-- START OF PROVIDED DATA --
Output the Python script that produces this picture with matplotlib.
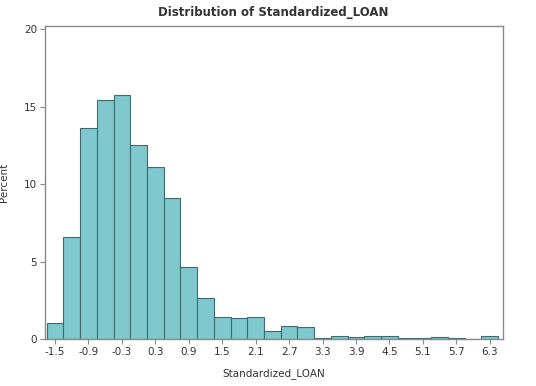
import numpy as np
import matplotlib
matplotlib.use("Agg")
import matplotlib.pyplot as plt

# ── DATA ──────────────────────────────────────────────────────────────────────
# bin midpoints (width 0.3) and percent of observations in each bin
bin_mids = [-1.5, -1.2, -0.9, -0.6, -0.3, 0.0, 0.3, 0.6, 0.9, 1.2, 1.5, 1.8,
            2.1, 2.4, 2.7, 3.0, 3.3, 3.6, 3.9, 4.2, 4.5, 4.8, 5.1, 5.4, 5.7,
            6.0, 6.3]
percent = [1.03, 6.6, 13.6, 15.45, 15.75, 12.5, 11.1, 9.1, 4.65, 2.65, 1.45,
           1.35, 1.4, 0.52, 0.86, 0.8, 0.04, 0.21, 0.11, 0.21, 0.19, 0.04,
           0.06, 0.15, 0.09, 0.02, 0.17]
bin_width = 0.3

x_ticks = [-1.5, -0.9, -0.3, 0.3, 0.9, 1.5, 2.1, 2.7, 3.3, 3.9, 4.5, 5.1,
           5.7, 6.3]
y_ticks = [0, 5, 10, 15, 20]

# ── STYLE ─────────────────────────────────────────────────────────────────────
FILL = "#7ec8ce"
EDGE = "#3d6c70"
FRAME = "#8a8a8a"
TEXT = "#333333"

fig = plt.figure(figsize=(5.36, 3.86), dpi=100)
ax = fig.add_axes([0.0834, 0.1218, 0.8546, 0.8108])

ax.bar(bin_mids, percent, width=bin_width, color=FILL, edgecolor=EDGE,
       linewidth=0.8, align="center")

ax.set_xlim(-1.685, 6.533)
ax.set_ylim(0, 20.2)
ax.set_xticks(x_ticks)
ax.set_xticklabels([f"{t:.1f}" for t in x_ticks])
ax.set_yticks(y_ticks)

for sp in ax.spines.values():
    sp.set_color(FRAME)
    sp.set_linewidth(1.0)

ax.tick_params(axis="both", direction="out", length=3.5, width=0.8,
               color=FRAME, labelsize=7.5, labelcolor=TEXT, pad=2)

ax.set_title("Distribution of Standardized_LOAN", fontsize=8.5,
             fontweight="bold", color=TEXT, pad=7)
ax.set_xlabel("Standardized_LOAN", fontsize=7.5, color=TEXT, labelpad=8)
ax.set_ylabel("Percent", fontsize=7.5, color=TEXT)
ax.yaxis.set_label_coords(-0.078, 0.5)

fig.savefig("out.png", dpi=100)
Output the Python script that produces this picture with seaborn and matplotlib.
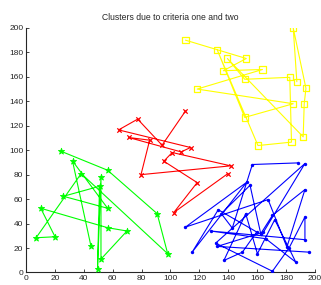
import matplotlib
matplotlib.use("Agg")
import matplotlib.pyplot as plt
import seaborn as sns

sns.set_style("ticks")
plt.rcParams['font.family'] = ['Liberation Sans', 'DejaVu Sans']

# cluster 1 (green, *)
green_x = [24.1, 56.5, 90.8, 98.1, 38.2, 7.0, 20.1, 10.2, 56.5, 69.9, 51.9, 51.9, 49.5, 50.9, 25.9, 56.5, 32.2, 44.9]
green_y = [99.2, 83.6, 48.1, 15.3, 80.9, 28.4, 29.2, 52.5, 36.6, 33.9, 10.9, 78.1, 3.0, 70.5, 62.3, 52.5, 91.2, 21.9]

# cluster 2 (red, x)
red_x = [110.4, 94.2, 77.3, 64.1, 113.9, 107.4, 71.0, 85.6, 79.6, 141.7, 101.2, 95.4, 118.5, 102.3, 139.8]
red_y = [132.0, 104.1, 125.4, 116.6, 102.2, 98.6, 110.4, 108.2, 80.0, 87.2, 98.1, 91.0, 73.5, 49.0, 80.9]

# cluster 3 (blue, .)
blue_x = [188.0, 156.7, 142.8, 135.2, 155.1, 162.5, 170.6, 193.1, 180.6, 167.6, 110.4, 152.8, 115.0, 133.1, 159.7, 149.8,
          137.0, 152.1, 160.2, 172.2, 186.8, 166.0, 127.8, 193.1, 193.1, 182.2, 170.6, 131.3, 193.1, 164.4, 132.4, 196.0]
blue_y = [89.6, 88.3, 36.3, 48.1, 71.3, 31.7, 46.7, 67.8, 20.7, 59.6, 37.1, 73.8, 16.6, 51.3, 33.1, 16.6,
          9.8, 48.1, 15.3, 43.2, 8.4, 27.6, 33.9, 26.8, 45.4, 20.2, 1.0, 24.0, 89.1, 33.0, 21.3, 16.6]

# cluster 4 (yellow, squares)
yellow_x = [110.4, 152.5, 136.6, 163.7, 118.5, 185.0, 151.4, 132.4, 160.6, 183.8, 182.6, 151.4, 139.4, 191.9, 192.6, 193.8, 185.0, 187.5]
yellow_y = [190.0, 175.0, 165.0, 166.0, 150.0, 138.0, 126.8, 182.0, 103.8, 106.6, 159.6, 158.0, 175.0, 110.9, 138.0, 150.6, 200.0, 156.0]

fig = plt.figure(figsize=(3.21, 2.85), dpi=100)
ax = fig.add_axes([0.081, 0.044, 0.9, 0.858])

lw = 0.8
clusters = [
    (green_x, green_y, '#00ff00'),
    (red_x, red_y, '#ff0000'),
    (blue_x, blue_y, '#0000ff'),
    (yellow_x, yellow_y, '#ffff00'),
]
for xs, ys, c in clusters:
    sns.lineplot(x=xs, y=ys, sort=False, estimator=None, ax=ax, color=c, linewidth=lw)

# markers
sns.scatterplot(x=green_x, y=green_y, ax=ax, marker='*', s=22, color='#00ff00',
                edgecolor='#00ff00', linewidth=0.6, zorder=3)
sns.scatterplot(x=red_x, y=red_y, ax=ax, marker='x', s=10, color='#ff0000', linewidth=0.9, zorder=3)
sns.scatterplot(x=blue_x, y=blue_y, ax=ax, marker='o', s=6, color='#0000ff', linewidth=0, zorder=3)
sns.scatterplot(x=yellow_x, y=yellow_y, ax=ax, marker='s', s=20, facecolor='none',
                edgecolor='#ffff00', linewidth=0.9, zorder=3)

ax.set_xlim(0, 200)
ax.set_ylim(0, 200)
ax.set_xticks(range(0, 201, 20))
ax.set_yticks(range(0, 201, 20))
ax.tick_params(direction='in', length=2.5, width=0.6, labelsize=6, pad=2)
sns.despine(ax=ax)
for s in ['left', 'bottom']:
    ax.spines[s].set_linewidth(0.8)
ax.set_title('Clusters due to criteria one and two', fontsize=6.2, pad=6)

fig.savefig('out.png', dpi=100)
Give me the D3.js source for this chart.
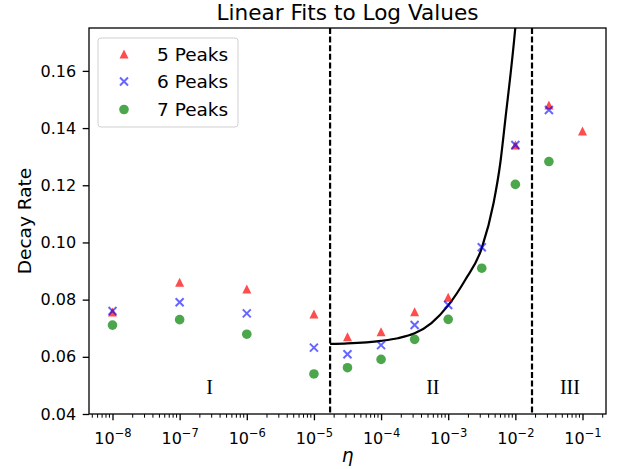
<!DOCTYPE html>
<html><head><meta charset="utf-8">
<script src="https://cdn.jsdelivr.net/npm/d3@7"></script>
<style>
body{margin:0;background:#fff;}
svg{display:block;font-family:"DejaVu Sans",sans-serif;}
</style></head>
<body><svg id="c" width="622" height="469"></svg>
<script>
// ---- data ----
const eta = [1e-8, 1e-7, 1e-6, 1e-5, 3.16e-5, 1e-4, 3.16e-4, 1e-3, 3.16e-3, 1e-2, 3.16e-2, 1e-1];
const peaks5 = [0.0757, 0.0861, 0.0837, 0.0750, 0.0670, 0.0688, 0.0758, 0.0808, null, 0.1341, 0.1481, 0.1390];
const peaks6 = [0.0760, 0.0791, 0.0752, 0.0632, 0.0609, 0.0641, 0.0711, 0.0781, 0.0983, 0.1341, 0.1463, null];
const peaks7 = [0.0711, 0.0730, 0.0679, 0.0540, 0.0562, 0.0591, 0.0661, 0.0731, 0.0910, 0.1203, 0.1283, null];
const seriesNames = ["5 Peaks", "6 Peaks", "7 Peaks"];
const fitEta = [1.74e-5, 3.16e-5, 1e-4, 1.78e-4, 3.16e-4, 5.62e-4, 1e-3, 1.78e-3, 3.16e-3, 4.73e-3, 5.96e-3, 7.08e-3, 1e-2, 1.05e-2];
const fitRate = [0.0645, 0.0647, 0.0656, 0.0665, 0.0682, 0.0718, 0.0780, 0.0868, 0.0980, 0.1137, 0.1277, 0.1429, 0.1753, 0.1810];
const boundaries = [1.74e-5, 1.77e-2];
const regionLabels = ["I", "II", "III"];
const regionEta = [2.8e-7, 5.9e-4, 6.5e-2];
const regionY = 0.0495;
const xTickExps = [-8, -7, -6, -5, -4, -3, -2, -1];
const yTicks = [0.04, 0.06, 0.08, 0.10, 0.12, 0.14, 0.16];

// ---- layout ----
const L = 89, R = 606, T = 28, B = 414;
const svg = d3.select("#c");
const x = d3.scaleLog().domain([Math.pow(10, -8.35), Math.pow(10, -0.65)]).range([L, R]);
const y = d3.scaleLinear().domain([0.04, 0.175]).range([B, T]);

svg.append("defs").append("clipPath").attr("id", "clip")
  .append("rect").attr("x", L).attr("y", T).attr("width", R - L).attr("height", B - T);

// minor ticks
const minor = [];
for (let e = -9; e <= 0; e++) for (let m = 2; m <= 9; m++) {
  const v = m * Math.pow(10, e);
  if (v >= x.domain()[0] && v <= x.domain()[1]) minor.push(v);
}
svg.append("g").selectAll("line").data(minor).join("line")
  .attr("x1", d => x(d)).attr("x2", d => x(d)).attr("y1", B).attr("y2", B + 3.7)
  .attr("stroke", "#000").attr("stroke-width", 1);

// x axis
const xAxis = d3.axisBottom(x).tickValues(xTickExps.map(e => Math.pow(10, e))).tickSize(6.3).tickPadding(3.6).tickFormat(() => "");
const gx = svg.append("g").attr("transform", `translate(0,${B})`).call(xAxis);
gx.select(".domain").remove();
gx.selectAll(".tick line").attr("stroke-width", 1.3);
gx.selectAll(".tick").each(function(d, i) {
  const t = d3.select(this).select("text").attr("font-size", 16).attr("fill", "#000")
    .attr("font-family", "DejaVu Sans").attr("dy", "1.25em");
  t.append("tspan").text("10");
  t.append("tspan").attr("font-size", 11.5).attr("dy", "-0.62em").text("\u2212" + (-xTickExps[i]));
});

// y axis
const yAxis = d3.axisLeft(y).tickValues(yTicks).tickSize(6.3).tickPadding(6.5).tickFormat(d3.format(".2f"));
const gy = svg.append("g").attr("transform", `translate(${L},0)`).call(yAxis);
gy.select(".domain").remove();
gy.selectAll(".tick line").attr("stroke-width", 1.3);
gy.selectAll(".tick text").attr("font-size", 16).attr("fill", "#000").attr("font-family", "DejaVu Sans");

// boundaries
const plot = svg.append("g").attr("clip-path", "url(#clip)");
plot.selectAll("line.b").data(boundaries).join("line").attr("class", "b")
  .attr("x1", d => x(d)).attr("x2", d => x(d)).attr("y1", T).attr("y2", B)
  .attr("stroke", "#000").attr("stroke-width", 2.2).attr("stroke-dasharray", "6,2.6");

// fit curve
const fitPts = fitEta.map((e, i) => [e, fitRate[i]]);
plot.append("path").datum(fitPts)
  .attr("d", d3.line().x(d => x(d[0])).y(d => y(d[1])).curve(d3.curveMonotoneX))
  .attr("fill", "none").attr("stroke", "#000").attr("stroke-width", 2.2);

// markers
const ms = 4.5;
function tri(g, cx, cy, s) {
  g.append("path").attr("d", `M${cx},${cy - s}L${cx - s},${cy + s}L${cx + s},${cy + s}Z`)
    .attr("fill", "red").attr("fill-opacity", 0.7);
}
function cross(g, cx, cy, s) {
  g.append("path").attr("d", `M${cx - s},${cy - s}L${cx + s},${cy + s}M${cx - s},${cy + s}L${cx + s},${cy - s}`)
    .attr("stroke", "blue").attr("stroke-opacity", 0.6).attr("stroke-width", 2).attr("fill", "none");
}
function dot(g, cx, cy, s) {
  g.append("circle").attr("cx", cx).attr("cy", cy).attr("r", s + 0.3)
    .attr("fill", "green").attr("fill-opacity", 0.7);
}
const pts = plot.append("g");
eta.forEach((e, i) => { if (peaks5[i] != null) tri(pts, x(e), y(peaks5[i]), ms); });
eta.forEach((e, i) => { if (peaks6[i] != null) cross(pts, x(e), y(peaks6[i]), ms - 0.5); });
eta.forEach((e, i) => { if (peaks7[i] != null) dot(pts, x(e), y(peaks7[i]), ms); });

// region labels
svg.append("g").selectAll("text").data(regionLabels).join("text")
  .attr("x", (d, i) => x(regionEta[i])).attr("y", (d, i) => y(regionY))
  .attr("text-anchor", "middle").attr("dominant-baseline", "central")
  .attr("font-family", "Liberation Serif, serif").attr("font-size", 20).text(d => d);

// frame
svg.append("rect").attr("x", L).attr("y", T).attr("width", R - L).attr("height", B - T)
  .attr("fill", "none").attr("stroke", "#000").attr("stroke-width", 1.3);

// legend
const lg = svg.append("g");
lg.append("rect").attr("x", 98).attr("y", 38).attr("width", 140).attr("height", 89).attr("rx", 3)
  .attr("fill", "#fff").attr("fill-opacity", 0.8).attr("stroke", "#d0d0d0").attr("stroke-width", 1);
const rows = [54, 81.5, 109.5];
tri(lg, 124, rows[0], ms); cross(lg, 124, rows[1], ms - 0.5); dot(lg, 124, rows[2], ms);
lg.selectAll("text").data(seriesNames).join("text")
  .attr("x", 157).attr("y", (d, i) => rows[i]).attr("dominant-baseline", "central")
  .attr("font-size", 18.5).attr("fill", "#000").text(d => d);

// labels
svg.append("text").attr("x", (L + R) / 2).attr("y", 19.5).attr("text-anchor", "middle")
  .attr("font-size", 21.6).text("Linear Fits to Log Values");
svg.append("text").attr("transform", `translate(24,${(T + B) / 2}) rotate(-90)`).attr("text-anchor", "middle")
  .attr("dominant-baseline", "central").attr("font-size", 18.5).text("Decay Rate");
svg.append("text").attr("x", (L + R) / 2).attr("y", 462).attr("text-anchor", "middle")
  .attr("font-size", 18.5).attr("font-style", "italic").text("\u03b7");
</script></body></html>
-- END OF PROVIDED DATA --
EXERCISE AIM: Only the lines from the start of the material through the line containing "sp.set_linewidth(1.0)" should be transcribed. Pictures stay out.

FINAL ANSWER:
Output the Python script that produces this picture with matplotlib.
import numpy as np
import matplotlib
matplotlib.use("Agg")
import matplotlib.pyplot as plt

# ── DATA ──────────────────────────────────────────────────────────────────────
# bin midpoints (width 0.3) and percent of observations in each bin
bin_mids = [-1.5, -1.2, -0.9, -0.6, -0.3, 0.0, 0.3, 0.6, 0.9, 1.2, 1.5, 1.8,
            2.1, 2.4, 2.7, 3.0, 3.3, 3.6, 3.9, 4.2, 4.5, 4.8, 5.1, 5.4, 5.7,
            6.0, 6.3]
percent = [1.03, 6.6, 13.6, 15.45, 15.75, 12.5, 11.1, 9.1, 4.65, 2.65, 1.45,
           1.35, 1.4, 0.52, 0.86, 0.8, 0.04, 0.21, 0.11, 0.21, 0.19, 0.04,
           0.06, 0.15, 0.09, 0.02, 0.17]
bin_width = 0.3

x_ticks = [-1.5, -0.9, -0.3, 0.3, 0.9, 1.5, 2.1, 2.7, 3.3, 3.9, 4.5, 5.1,
           5.7, 6.3]
y_ticks = [0, 5, 10, 15, 20]

# ── STYLE ─────────────────────────────────────────────────────────────────────
FILL = "#7ec8ce"
EDGE = "#3d6c70"
FRAME = "#8a8a8a"
TEXT = "#333333"

fig = plt.figure(figsize=(5.36, 3.86), dpi=100)
ax = fig.add_axes([0.0834, 0.1218, 0.8546, 0.8108])

ax.bar(bin_mids, percent, width=bin_width, color=FILL, edgecolor=EDGE,
       linewidth=0.8, align="center")

ax.set_xlim(-1.685, 6.533)
ax.set_ylim(0, 20.2)
ax.set_xticks(x_ticks)
ax.set_xticklabels([f"{t:.1f}" for t in x_ticks])
ax.set_yticks(y_ticks)

for sp in ax.spines.values():
    sp.set_color(FRAME)
    sp.set_linewidth(1.0)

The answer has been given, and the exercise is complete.